Sr. Advocate Harish Salve told Delhi Court that Amazon has deliberately mischaracterized the Future Retail Limited group (FRL) suit in such a manner as to confuse the court. He read many facts of the plaint that established how Amazon is trying to stultify FRL’s efforts to salvage its current crisis. He also added that amazon’s attempt in writing various letters to authorities on back of Emergency Arbitrator’s Interim Award gives sufficient cause of action. He argued that in such circumstances, FRL is absolutely entitled to relief of injunction in this suit.

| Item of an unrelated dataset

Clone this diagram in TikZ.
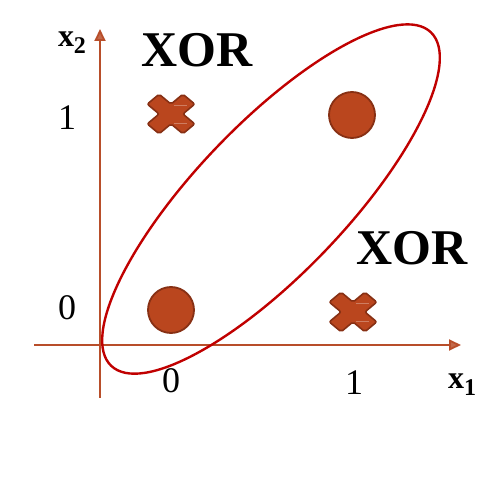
\documentclass[tikz,border=0pt]{standalone}
\usepackage{fontspec}
\setmainfont{Liberation Serif}
\usetikzlibrary{arrows.meta}
\definecolor{axisc}{RGB}{184,78,42}
\definecolor{dotfill}{RGB}{186,70,30}
\definecolor{dotline}{RGB}{135,48,20}
\definecolor{ellc}{RGB}{192,0,0}
\tikzset{
  axisline/.style={draw=axisc, line width=1.8pt, -{Triangle[width=11pt,length=12pt,fill=axisc!85!white]}},
  dot/.style={circle, minimum size=46pt, inner sep=0pt, fill=dotfill, draw=dotline, line width=1.8pt},
  xorlbl/.style={font=\fontsize{50}{50}\selectfont\bfseries, inner sep=0pt},
  tick/.style={font=\fontsize{36}{36}\selectfont, inner sep=0pt},
  axlbl/.style={font=\fontsize{32}{32}\selectfont\bfseries, inner sep=0pt},
  pics/xmark/.style={code={
    \draw[fill=dotfill, draw=dotline, line width=1.6pt, rounded corners=2pt, xscale=1.2, rotate=45]
      (7,21) -- (7,7) -- (21,7) -- (21,-7) -- (7,-7) -- (7,-21) -- (-7,-21) -- (-7,-7)
      -- (-21,-7) -- (-21,7) -- (-7,7) -- (-7,21) -- cycle;
    \draw[white, opacity=0.3, line width=0.7pt] (3,9) -- (16,9) (3,-9) -- (16,-9);
  }}
}
\begin{document}
\begin{tikzpicture}[x=1pt,y=1pt]
\useasboundingbox (0,0) rectangle (499,483);
% axes
\coordinate (ybot) at (100,85);
\coordinate (ytop) at (100,454);
\coordinate (xleft) at (34,138);
\coordinate (xright) at (461,138);
\draw[axisline] (ybot) -- (ytop);
\draw[axisline] (xleft) -- (xright);
% points
\node[dot] (c00) at (171,173) {};
\node[dot] (c11) at (352,368) {};
\coordinate (x01) at (171,369);
\coordinate (x10) at (353,171);
\pic at (x01) {xmark};
\pic at (x10) {xmark};
% ellipse
\coordinate (ec) at (271,284);
\draw[draw=ellc, line width=2.4pt, rotate around={46.2:(ec)}] (ec) ellipse [x radius=231, y radius=75];
% labels
\node[xorlbl] (xor1) at (197,433) {XOR};
\node[xorlbl] (xor2) at (412,235) {XOR};
\node[tick] (y1) at (67,365) {1};
\node[tick] (y0) at (67,175) {0};
\node[tick] (t0) at (171,102) {0};
\node[tick] (t1) at (354,100) {1};
\node[axlbl] (lx2) at (72,440) {x\raisebox{-7pt}{\fontsize{24}{24}\selectfont 2}};
\node[axlbl] (lx1) at (462,98) {x\raisebox{-7pt}{\fontsize{24}{24}\selectfont 1}};
\end{tikzpicture}
\end{document}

“As regards the transaction with Reliance, there’s a scheme which proposes to demerge certain FRL entities as a first step before the proposed slump sale to Reliance, and it would suffice to give the details thereof and there’s no need to provide any agreement etc.,” Salve argued.
Salve said that the case is amazon’s own and there’s transaction to which FRL is a party, and that is in breach of the FCPL SHA. On the FPI/FDI policy meaning for Amazon, Salve argued that firstly, Amazon chose not to do its investment through the FPI/FDI route. FPI investment is relevant only for passive investors.

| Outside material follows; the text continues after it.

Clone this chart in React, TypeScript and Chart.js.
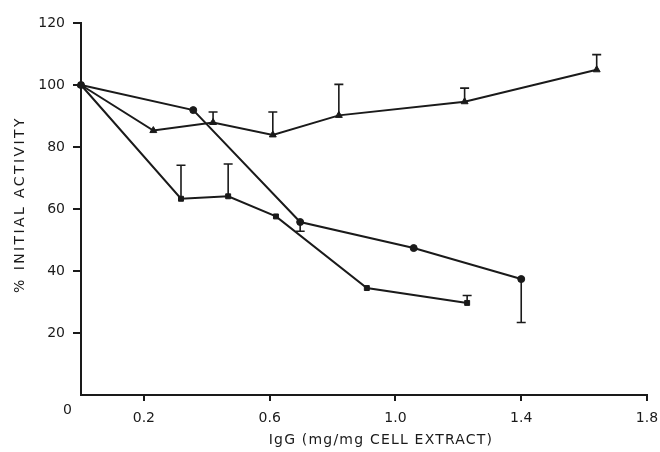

FDI in FRL would have meant prior government permission since FRL is engaged in MBRT. FPI is allowed only up to 10 percent – assumed that Amazon’s claim to minority rights (less than 5 percent) in FRL were to be reckoned, it cannot in any manner seek to control the decision making process (including exercising of voting rights) of the majority stakeholders, all through contractual restraints.
Secondly, admittedly Amazon is not a shareholder in FRL, but it now seeks to claim more rights than that of a promoter/shareholder etc. Amazon’s investment through FCPL was its own conscious decision.

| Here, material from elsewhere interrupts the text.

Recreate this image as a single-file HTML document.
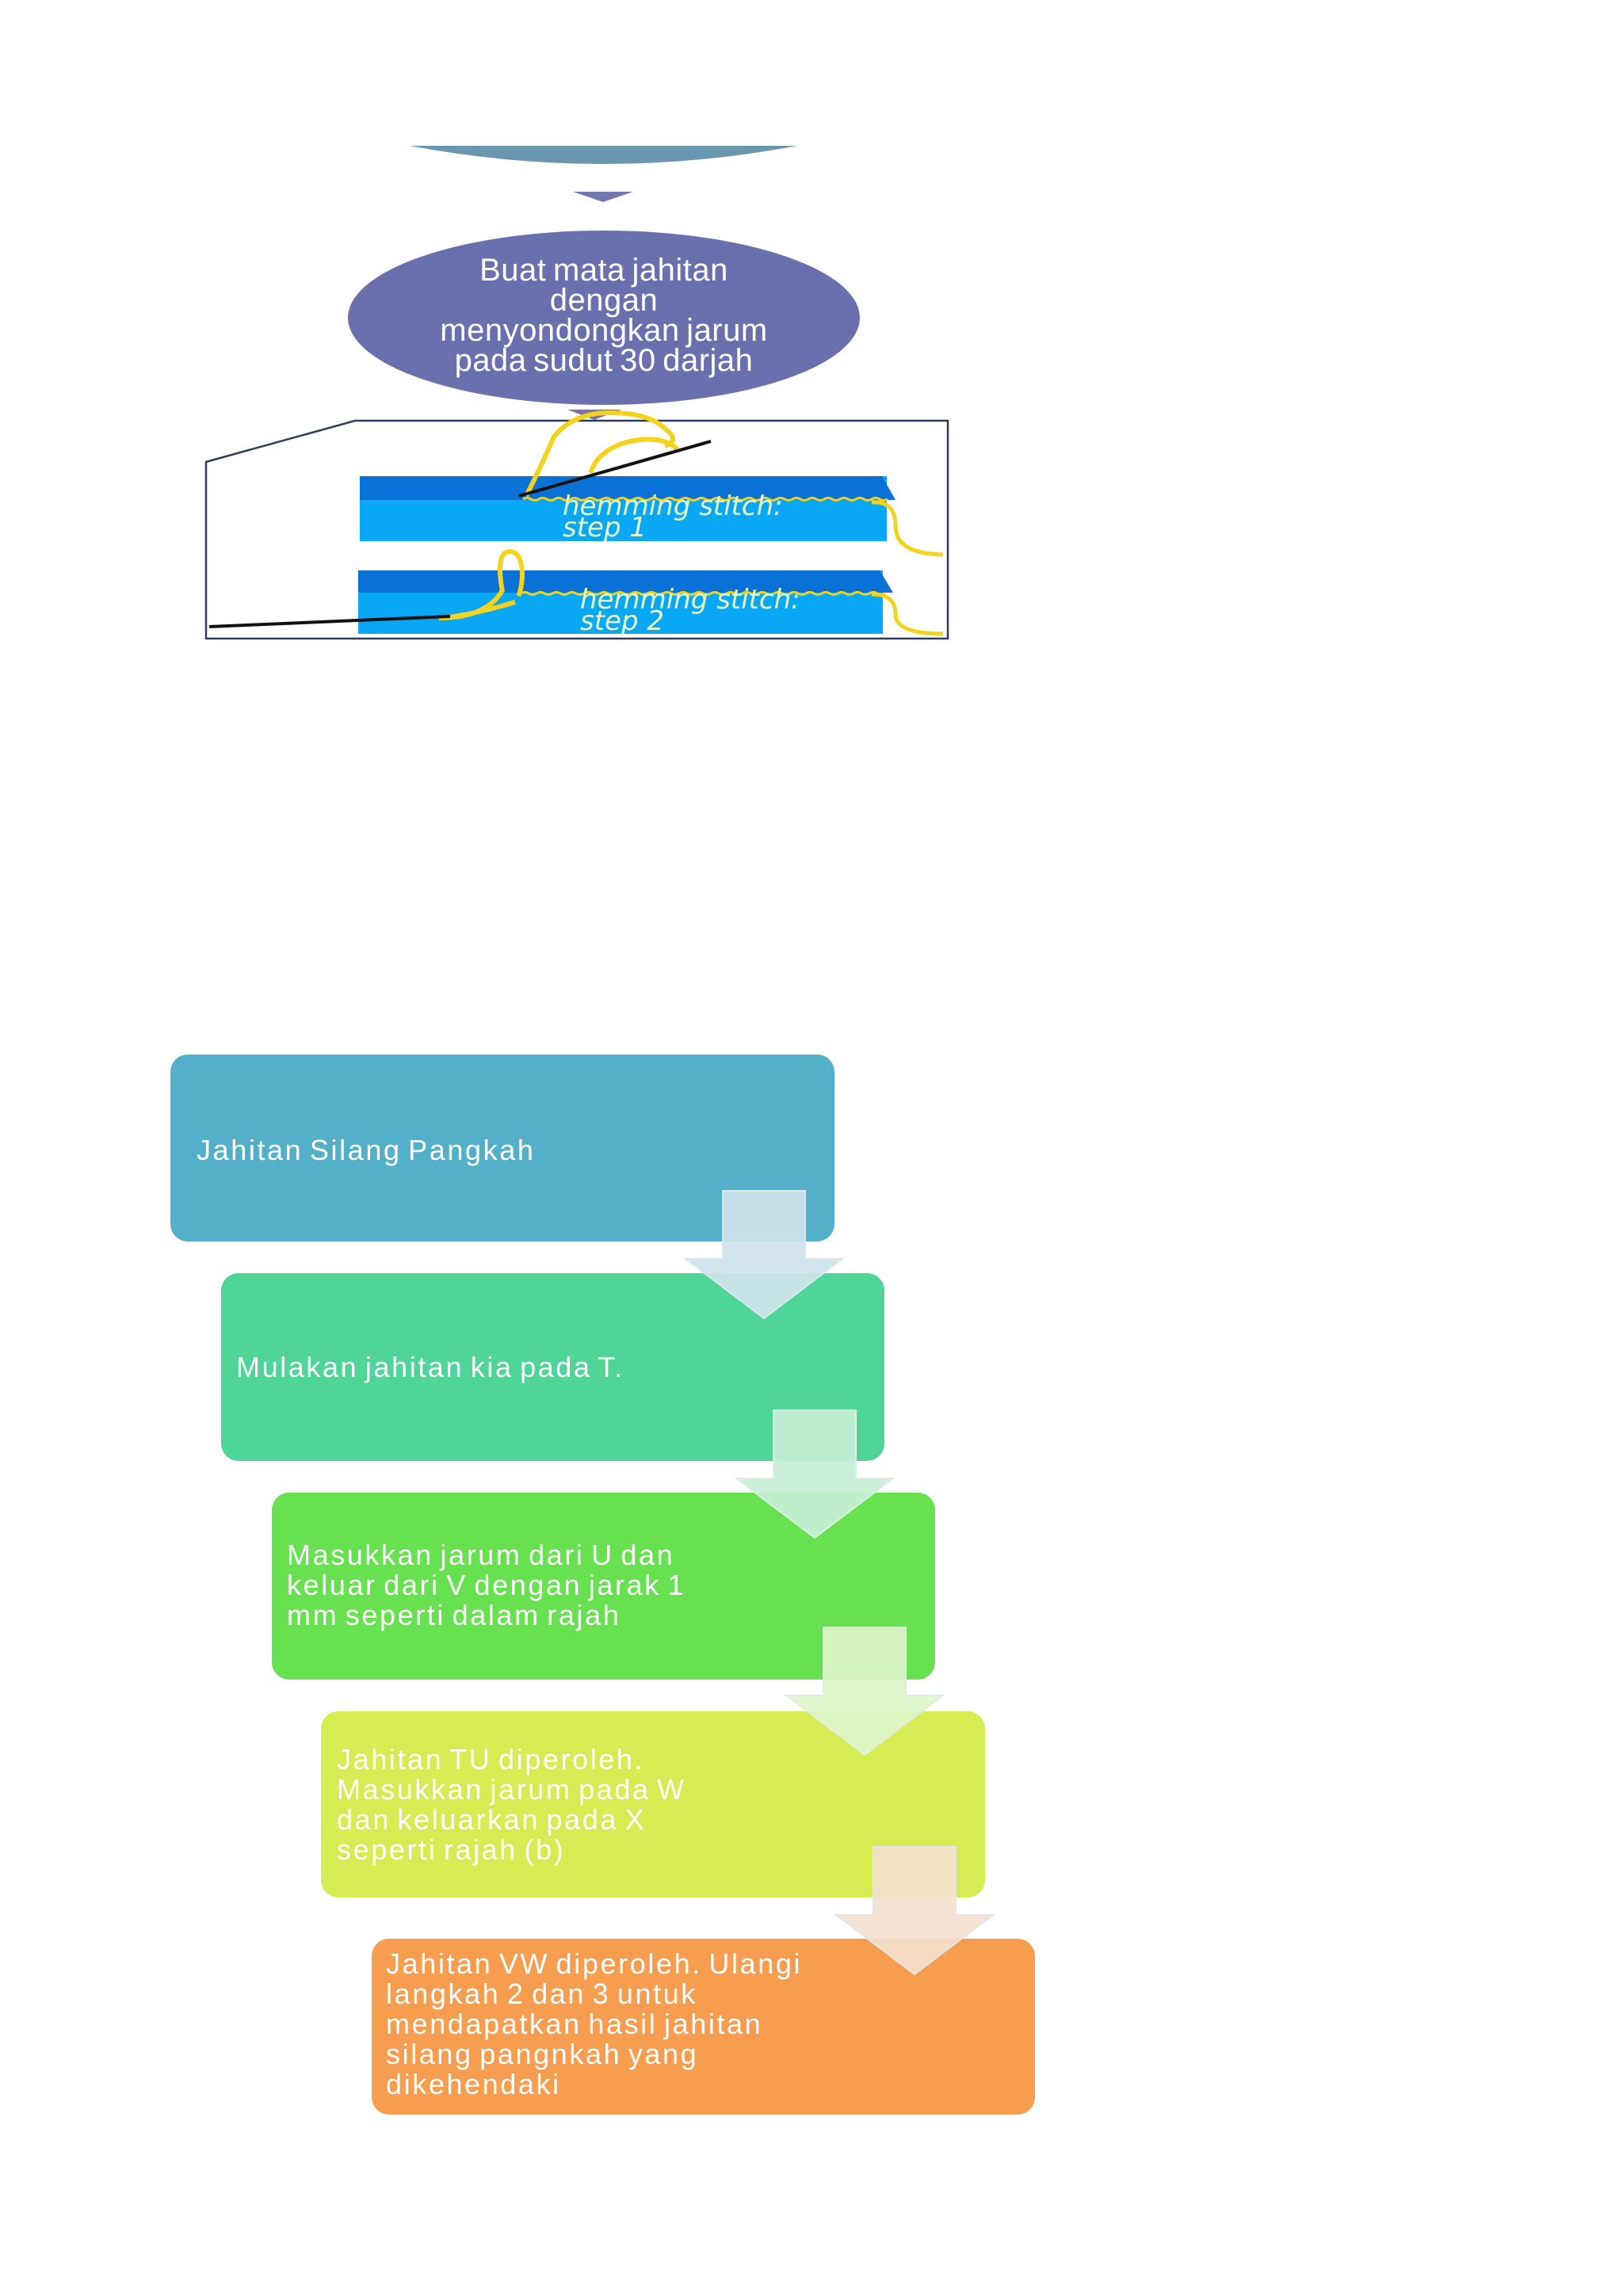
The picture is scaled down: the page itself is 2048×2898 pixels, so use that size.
<!DOCTYPE html>
<html><head><meta charset="utf-8">
<style>
html,body{margin:0;padding:0;background:#fff;}
body{width:2048px;height:2898px;position:relative;overflow:hidden;font-family:"Liberation Sans",sans-serif;}
.t{position:absolute;color:#fff;font-size:36px;line-height:38px;letter-spacing:2.6px;word-spacing:-4px;white-space:pre;}
</style></head>
<body>
<svg width="2048" height="2898" style="position:absolute;left:0;top:0">
  <path d="M517 184 Q762 230 1006 184 Z" fill="#6a97b0"/>
  <polygon points="723,242 799,242 761,255" fill="#7178b0"/>
  <ellipse cx="762" cy="401" rx="323" ry="110" fill="#6a6fad"/>
  <polygon points="716,517 784,517 750,530" fill="#7a70b0"/>
  <polygon points="448,531 1196,531 1196,806 260,806 260,583" fill="#fff" stroke="#2a3d5c" stroke-width="2.5"/>
  <rect x="454" y="601" width="665" height="82" fill="#0aa7f5"/>
  <polygon points="454,601 1113,601 1130,631 454,631" fill="#0a72d6"/>
  <rect x="452" y="720" width="662" height="80" fill="#0aa7f5"/>
  <polygon points="452,720 1110,720 1127,748 452,748" fill="#0a72d6"/>
  <path d="M660 630 q5 -3 10 0 t10 0 t10 0 t10 0 t10 0 t10 0 t10 0 t10 0 t10 0 t10 0 t10 0 t10 0 t10 0 t10 0 t10 0 t10 0 t10 0 t10 0 t10 0 t10 0 t10 0 t10 0 t10 0 t10 0 t10 0 t10 0 t10 0 t10 0 t10 0 t10 0 t10 0 t10 0 t10 0 t10 0 t10 0 t10 0 t10 0 t10 0 t10 0 t10 0 t10 0 t10 0 t10 0 t10 0 t10 0 t10 0" fill="none" stroke="#f5d21c" stroke-width="3"/>
  <path d="M1100 634 q30 -2 30 30 q0 35 60 36" fill="none" stroke="#f5d21c" stroke-width="5"/>
  <path d="M664 626 q20 -40 35 -75 q25 -30 70 -30 q50 0 70 20 q20 15 0 22 M745 597 q10 -30 50 -40 q40 -8 60 10" fill="none" stroke="#f5d21c" stroke-width="6"/>
  <line x1="655" y1="626" x2="897" y2="557" stroke="#111" stroke-width="4"/>
  <path d="M657 749 q5 -3 10 0 t10 0 t10 0 t10 0 t10 0 t10 0 t10 0 t10 0 t10 0 t10 0 t10 0 t10 0 t10 0 t10 0 t10 0 t10 0 t10 0 t10 0 t10 0 t10 0 t10 0 t10 0 t10 0 t10 0 t10 0 t10 0 t10 0 t10 0 t10 0 t10 0 t10 0 t10 0 t10 0 t10 0 t10 0 t10 0 t10 0 t10 0 t10 0 t10 0 t10 0 t10 0 t10 0 t10 0 t10 0 t10 0" fill="none" stroke="#f5d21c" stroke-width="3"/>
  <path d="M1100 750 q30 0 30 25 q0 25 60 25" fill="none" stroke="#f5d21c" stroke-width="5"/>
  <path d="M634 747 q-8 -45 5 -50 q18 -5 20 25 q0 20 -5 30 M634 745 q-20 35 -80 35 M560 780 q40 -5 90 -20" fill="none" stroke="#f5d21c" stroke-width="6"/>
  <line x1="264" y1="791" x2="568" y2="778" stroke="#111" stroke-width="4"/>
  <rect x="215" y="1331" width="838" height="236" rx="22" fill="#54afc9"/>
  <rect x="279" y="1607" width="837" height="237" rx="22" fill="#4fd597"/>
  <rect x="343" y="1884" width="837" height="236" rx="22" fill="#68e150"/>
  <rect x="405" y="2160" width="838" height="235" rx="22" fill="#d6ec52"/>
  <rect x="469" y="2447" width="837" height="222" rx="22" fill="#f79d4f"/>
  <polygon points="912,1503 1016,1503 1016,1589 1063,1589 964,1664 865,1589 912,1589" fill="#cfe3ea" fill-opacity="0.92" stroke="#dbe9ee" stroke-width="2"/>
  <polygon points="976,1780 1080,1780 1080,1866 1127,1866 1028,1941 929,1866 976,1866" fill="#c7efd6" fill-opacity="0.92" stroke="#dcefe2" stroke-width="2"/>
  <polygon points="1039,2054 1143,2054 1143,2140 1190,2140 1091,2215 992,2140 1039,2140" fill="#ddf5c8" fill-opacity="0.92" stroke="#e2ece2" stroke-width="2"/>
  <polygon points="1102,2331 1206,2331 1206,2417 1253,2417 1154,2492 1055,2417 1102,2417" fill="#f4e0cc" fill-opacity="0.92" stroke="#e2e6ea" stroke-width="2"/>
</svg>
<div class="t" style="left:0;width:1524px;top:322px;text-align:center;font-size:40px;letter-spacing:0.5px;word-spacing:-3px">Buat mata jahitan
dengan
menyondongkan jarum
pada sudut 30 darjah</div>
<div style="position:absolute;left:710px;top:626px;color:#e8f7c0;font:italic 34px 'DejaVu Sans',sans-serif;line-height:27px;white-space:pre">hemming stitch:
step 1</div>
<div style="position:absolute;left:732px;top:744px;color:#e8f7c0;font:italic 34px 'DejaVu Sans',sans-serif;line-height:27px;white-space:pre">hemming stitch:
step 2</div>
<div class="t" style="left:248px;top:1433px">Jahitan Silang Pangkah</div>
<div class="t" style="left:298px;top:1707px">Mulakan jahitan kia pada T.</div>
<div class="t" style="left:362px;top:1944px">Masukkan jarum dari U dan
keluar dari V dengan jarak 1
mm seperti dalam rajah</div>
<div class="t" style="left:425px;top:2202px">Jahitan TU diperoleh.
Masukkan jarum pada W
dan keluarkan pada X
seperti rajah (b)</div>
<div class="t" style="left:487px;top:2460px">Jahitan VW diperoleh. Ulangi
langkah 2 dan 3 untuk
mendapatkan hasil jahitan
silang pangnkah yang
dikehendaki</div>
</body></html>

Salve argued that Amazon’s change in stance is motivated with vested interest – it purportedly seeks to protect its investment – but, the entire proceedings are aimed at pushing FRL into bankruptcy.
In contradiction to amazon’s claim he said that Clause 15.17 of FCPL SHA categorically claims that Amazon’s investment is not in FRL and it does not seek any control over FRL.
As regards the independent status of the FRL SHA and FCPL SHA, even on scope of restricted persons, FRL had reserved its rights to review and decide on the list, as mutually agreed with FCPL on an annual basis, therefore, FRL was within its rights to do the transaction with Reliance, so long as FCPL had consented to it.
Relying on two English cases salve argued that notwithstanding any of the diktats, directors’ role/decisions are always mandated to be in the interest of the company. The court has now adjourned the matter to November 19.